Тамара Александровна зачитывает вслух гороскоп для Петра Трофимовича: рак, слушай! Ракам звезды сулят перебои в бизнесе и отсутствие взаимопонимания с близким человеком. Петр Трофимович звездам аргументированно возражает: работы у меня нет, жена спокойная, это для других людей гороскоп.
У Петра Трофимовича в Москве операция, глаз будут оперировать, катаракта. Едут не как на операцию, а как на праздник.
– Живем, – говорит Тамара Александровна. – Думаем жить. Вот сейчас он будет видеть, и жить будет лучше.
11 НОЯБРЯ
Если человек прожил много историй и прожил глубоко, внимательно и беспощадно, он делается как бы over-educated и не может больше смотреть на вещь в отрыве от контекста. Не может слышать один новый чистый голос.
Зима никогда больше не придет ко мне просто так, одна. Она придет ко всему моему зимнему опыту, к двадцати шести зимам. Мы никогда с новой зимой не будем наедине, я ее не расслышу в общем гуле зим. В гуле – а еще потому, что когда первый снег падает, у меня сжимается сердце, сжимается и слепнет.
Когда я вижу осенний призыв на вокзале, солдатиков в форме, – у меня сжимается сердце. Потому что Жужик уходил так.
Чем дальше – тем меньше минут, когда сердце не сжимается.

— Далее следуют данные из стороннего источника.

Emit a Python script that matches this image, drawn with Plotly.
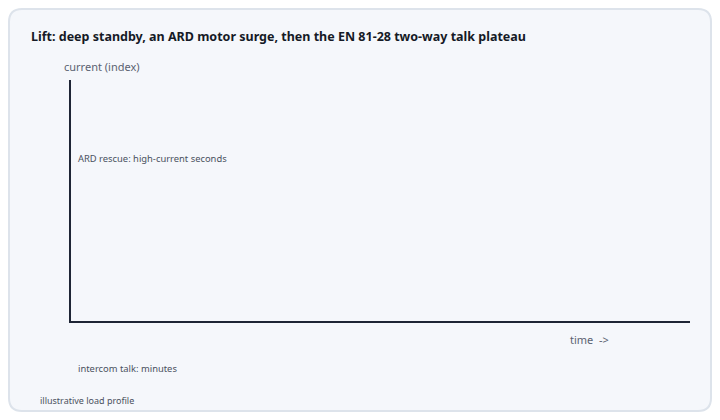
import plotly.graph_objects as go

# chart texts
title_text = "<b>Lift: deep standby, an ARD motor surge, then the EN 81-28 two-way talk plateau</b>"
y_label = "current (index)"
x_label = "time &nbsp;->"
phase_notes = ["ARD rescue: high-current seconds", "intercom talk: minutes"]
footnote = "illustrative load profile"

W, H = 704, 404
L, R, T, B = 63, 22, 72, 91
pw, ph = W - L - R, H - T - B


def px(x):
    return (x - L) / pw


def py(y):
    return (H - B - y) / ph


def rounded_card(x0, y0, x1, y1, r):
    # rectangle with rounded corners, pixel coords -> paper coords
    rx, ry = r / pw, r / ph
    a, b, c, d = px(x0), px(x1), py(y1), py(y0)
    return (f"M {a+rx},{c} L {b-rx},{c} Q {b},{c} {b},{c+ry} "
            f"L {b},{d-ry} Q {b},{d} {b-rx},{d} L {a+rx},{d} "
            f"Q {a},{d} {a},{d-ry} L {a},{c+ry} Q {a},{c} {a+rx},{c} Z")


fig = go.Figure()
fig.add_trace(go.Scatter(x=[], y=[], mode="lines", showlegend=False))

grey = "#5b6271"
font = "Noto Sans, sans-serif"

fig.add_shape(type="path", xref="paper", yref="paper", layer="below",
              path=rounded_card(1, 1, 703, 403, 13),
              fillcolor="#f5f7fb", line=dict(color="#dde3eb", width=2))

fig.add_annotation(text=y_label, xref="paper", yref="paper", x=px(54), y=py(59),
                   xanchor="left", yanchor="middle", showarrow=False,
                   font=dict(size=11, color=grey))
fig.add_annotation(text=x_label, xref="paper", yref="paper", x=px(560), y=py(331),
                   xanchor="left", yanchor="middle", showarrow=False,
                   font=dict(size=11, color=grey))
for note, (nx, ny) in zip(phase_notes, [(68, 150), (68, 360)]):
    fig.add_annotation(text=note, xref="paper", yref="paper", x=px(nx), y=py(ny),
                       xanchor="left", yanchor="middle", showarrow=False,
                       font=dict(size=9.4, color="#4a5160"))
fig.add_annotation(text=footnote, xref="paper", yref="paper", x=px(30), y=py(392),
                   xanchor="left", yanchor="middle", showarrow=False,
                   font=dict(size=9, color="#4a5160"))

axis = dict(showline=True, linewidth=2, linecolor="#1e2535", showgrid=False,
            zeroline=False, showticklabels=False, ticks="", range=[0, 1], fixedrange=True)
fig.update_xaxes(**axis)
fig.update_yaxes(**axis)

fig.update_layout(
    width=W, height=H,
    margin=dict(l=L, r=R, t=T, b=B),
    paper_bgcolor="white", plot_bgcolor="rgba(0,0,0,0)",
    font=dict(family=font, color=grey),
    title=dict(text=title_text, x=23 / W, xanchor="left", xref="container",
               y=1 - 29 / H, yanchor="middle", yref="container",
               font=dict(size=12.5, color="#151a26")),
    showlegend=False,
)

fig.write_html("out.html")
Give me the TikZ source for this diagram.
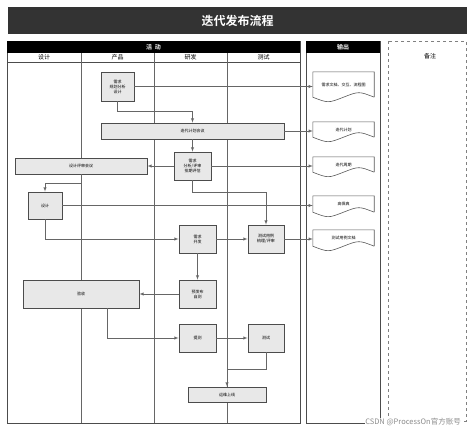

Через сколько-нибудь лет мне, наверно, пальчик покажите – сердце сожмется.
Может быть, после этого человек и умирает – когда сердце не разжимается вовсе, когда исчерпан лимит переживаний, когда всё на свете, каждое микрособытие – повод для сердечного сжатия. Все просто живут с разной скоростью в этом смысле и поэтому умирают в разном возрасте.
Я в поезде посмотрела все свои старые фотографии и всё поняла. Расшифровала, как археолог – наскальную живопись. Все-все видно на этих фотографиях – все настоящее и все будущее – и как это я раньше могла не замечать? Как я вообще раньше могла – многое это чудовищное все?
29 НОЯБРЯ
Искала вечером под новым снегом Новую Басманную улицу, дом 26. Загадки для сказки – хорошо. Снег – тоже. Дом 26 – плохо для сказки, потому что там больница, а в больнице соседка Анёла. Я несу ей передачку: полотенца, пироги и, кстати, опять-таки сказки – Г.Х. Андерсена.
Кто москвичи с детства – те не поймут, до чего же удивительно, непостижимо для немосквича, что в этом городе можно вызвать «скорую помощь» и уехать на ней в больницу, которая еще и стоит до кучи на Новой Басманной улице. «Басманная» – слово из федеральных новостей, один из множества топонимов, которые имеют отношение к чьей-то истории и красоте, но не к тебе же, не к повседневной жизни, не к булочным, не к поликлиникам. Кажется, что вся Москва открыта нам строго в режиме гостевого визита. Живи, ходи, разговаривай, делай что-нибудь – только не вздумай болеть и умирать. Ну, как в музее табличка «руками не трогать». Музей лежит перед тобой – зримый, материальный, но это понарошку. Перемещаться разрешено, прилечь на пол отдохнуть – извините.